Question

Solve the system by the method of elimination. Then state whether the system is consistent or inconsistent.$$\left\{\begin{array}{r} 2 u+v=120 \\ u+2 v=120 \end{array}\right.$$

Answer

**step1** Understanding the Problem

We are given a system of two linear equations with two variables, 'u' and 'v'. The problem asks us to solve this system using the method of elimination and then determine if the system is consistent or inconsistent.
The equations are:
1) $$2u + v = 120$$
2) $$u + 2v = 120$$

**step2** Choosing a Variable to Eliminate

To use the elimination method, we need to make the coefficients of one variable in both equations either the same or opposite, so that we can add or subtract the equations to eliminate that variable. Let's choose to eliminate 'u'.

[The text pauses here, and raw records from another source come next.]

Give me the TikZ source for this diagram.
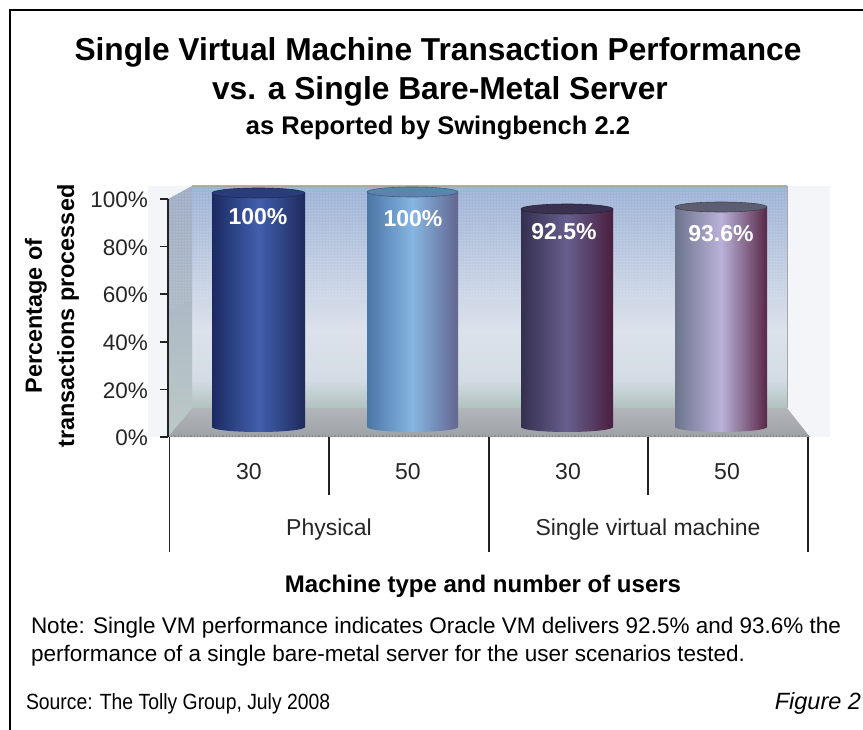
\documentclass[tikz,border=0pt]{standalone}
\usepackage{fontspec}
\setmainfont{Liberation Sans}
\newfontfamily\narrowfont[FakeStretch=0.88]{Liberation Sans}
\usetikzlibrary{patterns}
\definecolor{axisc}{HTML}{222222}
\definecolor{wallA}{HTML}{9DB2D6}
\definecolor{wallB}{HTML}{DCE2EB}
\definecolor{wallC}{HTML}{D3DCE4}
\definecolor{wallD}{HTML}{B0C2BE}
\definecolor{lwA}{HTML}{A0AEC6}
\definecolor{lwB}{HTML}{BCC8C6}
\definecolor{flA}{HTML}{B2B6BA}
\definecolor{flB}{HTML}{9EA2A7}
\definecolor{plotbg}{HTML}{F3F5F8}
\definecolor{aL}{HTML}{1B2A62}\definecolor{aM}{HTML}{4260AE}\definecolor{aR}{HTML}{1E2A5C}\definecolor{aT}{HTML}{2B3C7C}
\definecolor{bL}{HTML}{4B76A6}\definecolor{bM}{HTML}{86B6E2}\definecolor{bR}{HTML}{646690}\definecolor{bT}{HTML}{5C84AE}
\definecolor{cL}{HTML}{35304F}\definecolor{cM}{HTML}{675E8E}\definecolor{cR}{HTML}{4A1F3E}\definecolor{cT}{HTML}{3A3150}
\definecolor{dL}{HTML}{6C748C}\definecolor{dM}{HTML}{BAB2D9}\definecolor{dR}{HTML}{592848}\definecolor{dT}{HTML}{5E5E72}
\tikzset{
  txt/.style={inner sep=0pt, outer sep=0pt, text=black},
  barlbl/.style={inner sep=0pt, text=white, font=\fontsize{23}{25}\selectfont\bfseries},
  ticklbl/.style={inner sep=0pt, anchor=east, font=\fontsize{22.5}{24}\selectfont, text=black!85},
  catlbl/.style={inner sep=0pt, anchor=base, font=\fontsize{23}{25}\selectfont, text=black!85},
  axisline/.style={draw=axisc, line width=1.6pt},
  frameline/.style={draw=black, line width=2.5pt}
}
\newcommand\mycyl[8]{%
  \shade[left color=#5, right color=#7, middle color=#6]
    ({#1-#2},#3) -- ({#1-#2},#4) arc[start angle=180,end angle=360,x radius=#2pt,y radius=5pt] -- ({#1+#2},#3) -- cycle;
  \fill[#8] (#1,#3) ellipse[x radius=#2pt, y radius=5pt];
  \draw[#8!70!black, line width=0.6pt] (#1,#3) ellipse[x radius=#2pt, y radius=5pt];
}
\begin{document}
\begin{tikzpicture}[x=1pt,y=-1pt]
\useasboundingbox (0,0) rectangle (863,730);
\fill[white] (0,0) rectangle (863,730);
% frame
\draw[frameline] (10,730) -- (10,10) -- (863,10);
% title
\node[txt, anchor=base, font=\fontsize{31.7}{33}\selectfont\bfseries] (t1) at (438,61) {Single Virtual Machine Transaction Performance};
\node[txt, anchor=base, font=\fontsize{31.7}{33}\selectfont\bfseries] (t2) at (440,100) {vs. a Single Bare-Metal Server};
\node[txt, anchor=base, font=\fontsize{25.5}{27}\selectfont\bfseries] (t3) at (438,135) {as Reported by Swingbench 2.2};
% plot area background
\fill[plotbg] (148,186) rectangle (830,437);
% back wall
\shade[top color=wallA, bottom color=wallB] (192,186) rectangle (787,330);
\shade[top color=wallB, bottom color=wallC] (192,330) rectangle (787,380);
\shade[top color=wallC, bottom color=wallD] (192,380) rectangle (787,408);
\fill[pattern=dots, pattern color=white, opacity=0.6] (192,186) rectangle (787,300);
\draw[black!35, line width=0.6pt] (192,186) -- (787,186) -- (787,408);
% left wall
\shade[top color=lwA, bottom color=lwB] (168,199) -- (192,186) -- (192,408) -- (168,437) -- cycle;
\fill[pattern=dots, pattern color=white, opacity=0.5] (168,199) -- (192,186) -- (192,300) -- (168,310) -- cycle;
% floor
\shade[top color=flA, bottom color=flB] (168,437) -- (192,408) -- (787,408) -- (810,437) -- cycle;
\draw[black!45, line width=1.2pt, dotted] (168,436) -- (810,436);
% bars
\mycyl{258.5}{46.5}{193}{427}{aL}{aM}{aR}{aT}
\mycyl{412.5}{45.5}{192}{427}{bL}{bM}{bR}{bT}
\mycyl{567}{46}{209}{427}{cL}{cM}{cR}{cT}
\mycyl{721}{46}{207}{427}{dL}{dM}{dR}{dT}
\node[barlbl] (v1) at (258,217) {100\%};
\node[barlbl] (v2) at (413,219) {100\%};
\node[barlbl] (v3) at (564,232) {92.5\%};
\node[barlbl] (v4) at (721,234) {93.6\%};
% y axis
\draw[axisline] (168,199) -- (168,437);
\foreach \i/\lab in {0/100,1/80,2/60,3/40,4/20,5/0}{
  \draw[axisline] (160,{199+\i*47.6}) -- (168,{199+\i*47.6});
  \node[ticklbl] (y\i) at (148,{200+\i*47.6}) {\lab\%};
}
% x axis category lines
\foreach \xx/\yy in {169.5/552, 329/495, 489/552, 648/495, 808/552}{
  \draw[axisline] (\xx,437) -- (\xx,\yy);
}
\node[catlbl] (c1) at (249,479) {30};
\node[catlbl] (c2) at (408,479) {50};
\node[catlbl] (c3) at (568,479) {30};
\node[catlbl] (c4) at (727,479) {50};
\node[catlbl] (g1) at (329,535) {Physical};
\node[catlbl] (g2) at (648,535) {Single virtual machine};
% axis titles
\node[txt, anchor=base, font=\fontsize{24}{26}\selectfont\bfseries] (xt) at (483,592) {Machine type and number of users};
\node[txt, rotate=90, font=\fontsize{23.4}{25}\selectfont\bfseries] (ya) at (36,316) {Percentage of};
\node[txt, rotate=90, font=\fontsize{23.4}{25}\selectfont\bfseries] (yb) at (68,316) {transactions processed};
% note
\node[txt, anchor=base west, font=\fontsize{22.5}{24}\selectfont] (n1) at (31,633) {Note: Single VM performance indicates Oracle VM delivers 92.5\% and 93.6\% the};
\node[txt, anchor=base west, font=\fontsize{22.5}{24}\selectfont] (n2) at (31,661) {performance of a single bare-metal server for the user scenarios tested.};
\node[txt, anchor=base west, font=\fontsize{22}{24}\selectfont\narrowfont] (src) at (26,709) {Source: The Tolly Group, July 2008};
\node[txt, anchor=base east, font=\fontsize{23.5}{25}\selectfont\itshape] (fig) at (861,709) {Figure 2};
\end{tikzpicture}
\end{document}
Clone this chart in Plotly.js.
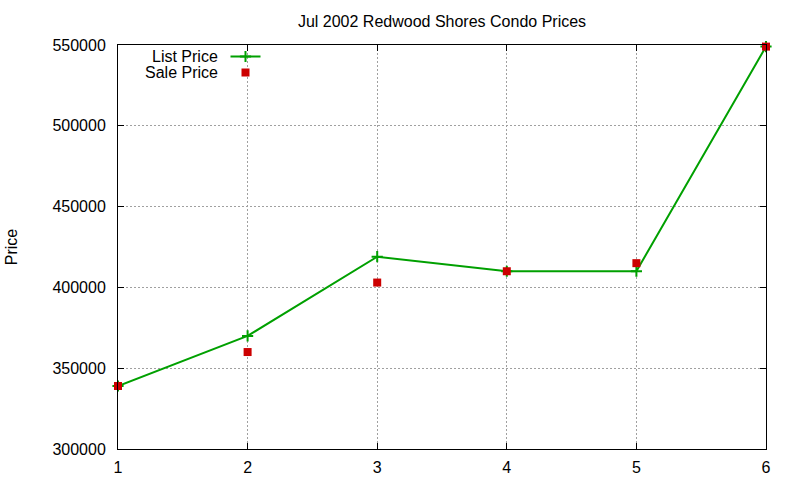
<!DOCTYPE html>
<html>
<head>
<meta charset="utf-8">
<script src="https://cdn.plot.ly/plotly-3.0.1.min.js"></script>
<style>
  body { margin: 0; background: #fff; }
  #graph { width: 800px; height: 480px; }
</style>
</head>
<body>
<div id="graph"></div>
<script>
    // Listing number and prices
    const listingNo = [1, 2, 3, 4, 5, 6];
    const listPrice = [339000, 370000, 419000, 410000, 410000, 549000];
    const salePrice = [339000, 360000, 403000, 410000, 415000, 549000];

    const seriesNames = ['List Price', 'Sale Price'];

    const font = 'Liberation Sans, Arial, sans-serif';

    var traceList = {
        type: 'scatter',
        mode: 'lines+markers',
        x: listingNo,
        y: listPrice,
        name: ' ',
        legend: 'legend',
        cliponaxis: false,
        line: { color: '#00a000', width: 2 },
        marker: {
            symbol: 'cross-thin',
            size: 8,
            color: '#00a000',
            line: { color: '#00a000', width: 2 }
        }
    };

    var traceSale = {
        type: 'scatter',
        mode: 'markers',
        x: listingNo,
        y: salePrice,
        name: ' ',
        legend: 'legend2',
        cliponaxis: false,
        marker: { symbol: 'square', size: 8, color: '#cc0000' }
    };

    var gridStyle = {
        showgrid: true,
        gridcolor: '#a0a0a0',
        gridwidth: 1,
        griddash: '2px,2px',
        showline: true,
        linecolor: '#000',
        linewidth: 1,
        mirror: 'ticks',
        ticks: 'inside',
        ticklen: 6,
        tickcolor: '#000',
        zeroline: false,
        tickfont: { family: font, size: 16, color: '#000' }
    };

    // one legend per series so each sample sits on its own row like the original
    function legendAt(topPx) {
        return {
            x: (225.5 - 118) / 648,
            xanchor: 'left',
            y: 1 - (topPx - 45) / 404,
            yanchor: 'top',
            bgcolor: 'rgba(0,0,0,0)',
            font: { size: 10 }
        };
    }

    var layout = {
        width: 800,
        height: 480,
        paper_bgcolor: '#fff',
        plot_bgcolor: '#fff',
        margin: { l: 118, r: 34, t: 45, b: 31 },
        font: { family: font, size: 16, color: '#000' },
        title: {
            text: 'Jul 2002 Redwood Shores Condo Prices',
            font: { family: font, size: 16, color: '#000' },
            x: 0.5, xref: 'paper',
            y: 1 - 21 / 480, yref: 'container', yanchor: 'middle'
        },
        xaxis: Object.assign({}, gridStyle, {
            range: [1, 6],
            tickvals: listingNo,
            ticklabelstandoff: 4,
            automargin: false
        }),
        yaxis: Object.assign({}, gridStyle, {
            range: [300000, 550000],
            dtick: 50000,
            tickformat: 'd',
            ticklabelstandoff: 8,
            automargin: false,
            title: {
                text: 'Price',
                font: { family: font, size: 16, color: '#000' },
                standoff: 30
            }
        }),
        showlegend: true,
        legend: legendAt(42),
        legend2: legendAt(58),
        annotations: seriesNames.map((name, i) => ({
            text: name,
            xref: 'paper', yref: 'paper',
            x: (220 - 118) / 648,
            y: 1 - (11 + i * 16) / 404,
            xanchor: 'right', yanchor: 'middle',
            showarrow: false,
            font: { family: font, size: 16, color: '#000' }
        }))
    };

    Plotly.newPlot('graph', [traceList, traceSale], layout, { staticPlot: true });
</script>
</body>
</html>
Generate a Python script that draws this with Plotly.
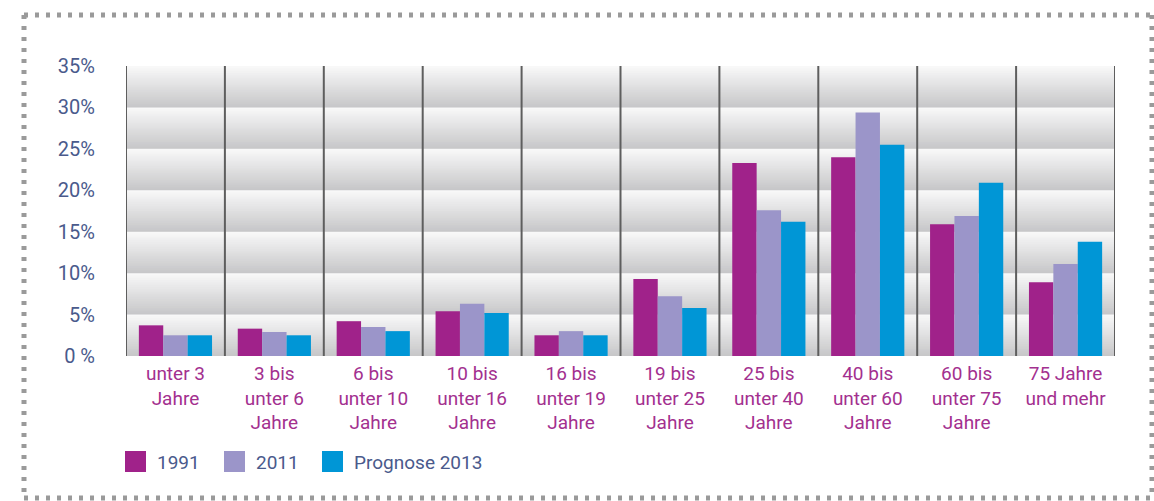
import plotly.graph_objects as go

categories = ["unter 3<br>Jahre", "3 bis<br>unter 6<br>Jahre", "6 bis<br>unter 10<br>Jahre",
              "10 bis<br>unter 16<br>Jahre", "16 bis<br>unter 19<br>Jahre", "19 bis<br>unter 25<br>Jahre",
              "25 bis<br>unter 40<br>Jahre", "40 bis<br>unter 60<br>Jahre", "60 bis<br>unter 75<br>Jahre",
              "75 Jahre<br>und mehr"]
series_names = ["1991", "2011", "Prognose 2013"]
v1991 = [3.7, 3.3, 4.2, 5.4, 2.5, 9.3, 23.3, 24.0, 15.9, 8.9]
v2011 = [2.5, 2.9, 3.5, 6.3, 3.0, 7.2, 17.6, 29.4, 16.9, 11.1]
v2013 = [2.5, 2.5, 3.0, 5.2, 2.5, 5.8, 16.2, 25.5, 20.9, 13.8]
y_ticks = [0, 5, 10, 15, 20, 25, 30, 35]
y_tick_labels = ["0 %", "5%", "10%", "15%", "20%", "25%", "30%", "35%"]

colors = ["#a0228a", "#9b95c9", "#0096d6"]
tick_color = "#4a5a8c"
cat_color = "#a3308f"

W, H = 1154, 501
PL, PR, PT, PB = 126, 1115, 66, 356  # plot area in pixels
L, T, R, B = PL, PT, W - PR, H - PB
pw, ph = PR - PL, PB - PT

fy = dict(family="Roboto", size=20, color=tick_color)
fc = dict(family="Roboto", size=19, color=cat_color)
fl = dict(family="Roboto", size=19, color=tick_color)

xs = list(range(len(categories)))
fig = go.Figure()
for name, vals, c in zip(series_names, [v1991, v2011, v2013], colors):
    fig.add_trace(go.Bar(x=xs, y=vals, name=name, marker=dict(color=c, line=dict(width=0)),
                         showlegend=False, hoverinfo="skip"))

shapes = []
def mix(a, b, t):
    a = [int(a[i:i+2], 16) for i in (1, 3, 5)]
    b = [int(b[i:i+2], 16) for i in (1, 3, 5)]
    return "#%02x%02x%02x" % tuple(round(a[k] + (b[k] - a[k]) * t) for k in range(3))

dark, light = "#c6c6c8", "#f9f9f9"
steps = 24
for lo, hi in zip(y_ticks[:-1], y_ticks[1:]):
    for s in range(steps):
        y0 = lo + (hi - lo) * s / steps
        t = (s + 0.5) / steps
        shapes.append(dict(type="rect", xref="x", yref="y", x0=-0.5, x1=len(categories) - 0.5,
                           y0=y0, y1=hi, fillcolor=mix(dark, light, t), line=dict(width=0),
                           layer="below"))
for i in range(len(categories) + 1):
    shapes.append(dict(type="line", xref="x", yref="y", x0=i - 0.5, x1=i - 0.5, y0=0, y1=y_ticks[-1],
                       line=dict(color="#5e5e5e", width=2), layer="above"))

def px(x):
    return (x - PL) / pw
def py(y):
    return (PB - y) / ph

dot = dict(color="#9a9a9a", width=5, dash="4px,7px")
fx0, fx1, fy0, fy1 = 24, 1152, 15, 498
shapes += [
    dict(type="line", xref="paper", yref="paper", x0=px(fx0), x1=px(fx1), y0=py(fy0), y1=py(fy0), line=dot),
    dict(type="line", xref="paper", yref="paper", x0=px(fx0), x1=px(fx0), y0=py(fy0), y1=py(fy1), line=dot),
    dict(type="line", xref="paper", yref="paper", x0=px(fx1), x1=px(fx1), y0=py(fy0), y1=py(fy1), line=dot),
    dict(type="line", xref="paper", yref="paper", x0=px(fx0), x1=px(fx1), y0=py(fy1), y1=py(fy1), line=dot),
]

annotations = []
leg_x = [125, 224, 322]
for name, c, lx in zip(series_names, colors, leg_x):
    shapes.append(dict(type="rect", xref="paper", yref="paper", x0=px(lx), x1=px(lx + 21),
                       y0=py(472), y1=py(451), fillcolor=c, line=dict(width=0)))
    annotations.append(dict(xref="paper", yref="paper", x=px(lx + 30), y=py(462), text=name,
                            showarrow=False, xanchor="left", yanchor="middle", font=fl))

fig.update_layout(
    width=W, height=H, margin=dict(l=L, r=R, t=T, b=B, autoexpand=False),
    paper_bgcolor="white", plot_bgcolor="white",
    barmode="group", bargap=0.26, bargroupgap=0,
    shapes=shapes, annotations=annotations,
    xaxis=dict(range=[-0.5, len(categories) - 0.5], tickvals=xs, ticktext=categories,
               showgrid=False, zeroline=False, showline=False, ticks="",
               ticklabelstandoff=4, tickfont=fc, fixedrange=True),
    yaxis=dict(range=[0, y_ticks[-1]], tickvals=y_ticks, ticktext=y_tick_labels,
               showgrid=False, zeroline=False, showline=False, ticks="",
               ticklabelstandoff=30, tickfont=fy, fixedrange=True),
    showlegend=False,
)

fig.write_html("out.html", config={"displayModeBar": False},
               post_script="document.body.style.margin='0';document.body.style.overflow='hidden';")
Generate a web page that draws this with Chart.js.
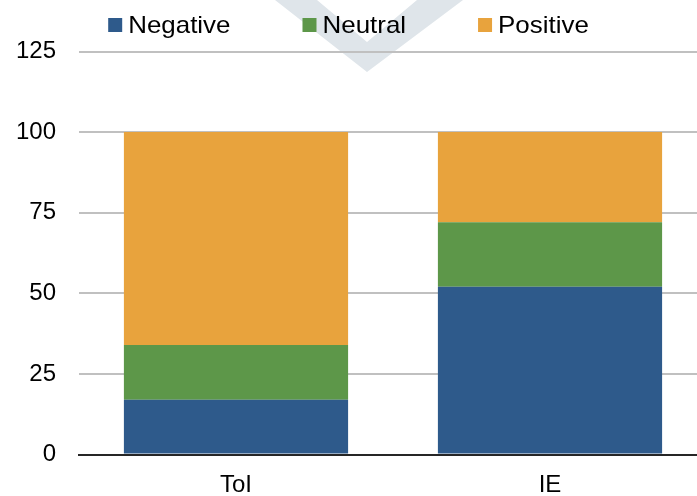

**step3** Modifying the Equations for Elimination

In equation 1, the coefficient of 'u' is 2. In equation 2, the coefficient of 'u' is 1. To make them the same, we can multiply the entire second equation by 2.
Multiply Equation 2 by 2:
$$2 \times (u + 2v) = 2 \times 120$$
This gives us a new Equation 2':
$$2u + 4v = 240$$

**step4** Eliminating the Variable 'u'

Now we have:
Equation 1: $$2u + v = 120$$
New Equation 2': $$2u + 4v = 240$$
To eliminate 'u', we can subtract Equation 1 from New Equation 2' (or vice versa):
$$(2u + 4v) - (2u + v) = 240 - 120$$
$$2u + 4v - 2u - v = 120$$
$$3v = 120$$

**step5** Solving for 'v'

Now we have a simple equation with only 'v'. To find the value of 'v', we divide both sides by 3:
$$3v = 120$$
$$v = \frac{120}{3}$$
$$v = 40$$

**step6** Substituting to Solve for 'u'

Now that we have the value of 'v', we can substitute it back into one of the original equations to find 'u'. Let's use Equation 1:
$$2u + v = 120$$
Substitute $$v = 40$$ into the equation:
$$2u + 40 = 120$$

**step7** Solving for 'u'

To solve for 'u', first subtract 40 from both sides:
$$2u = 120 - 40$$
$$2u = 80$$
Then, divide both sides by 2:
$$u = \frac{80}{2}$$
$$u = 40$$

**step8** Stating the Solution

The solution to the system of equations is $$u = 40$$ and $$v = 40$$.

**step9** Determining Consistency

A system of linear equations is consistent if it has at least one solution. Since we found a unique solution ($$u=40, v=40$$), the system is **consistent**.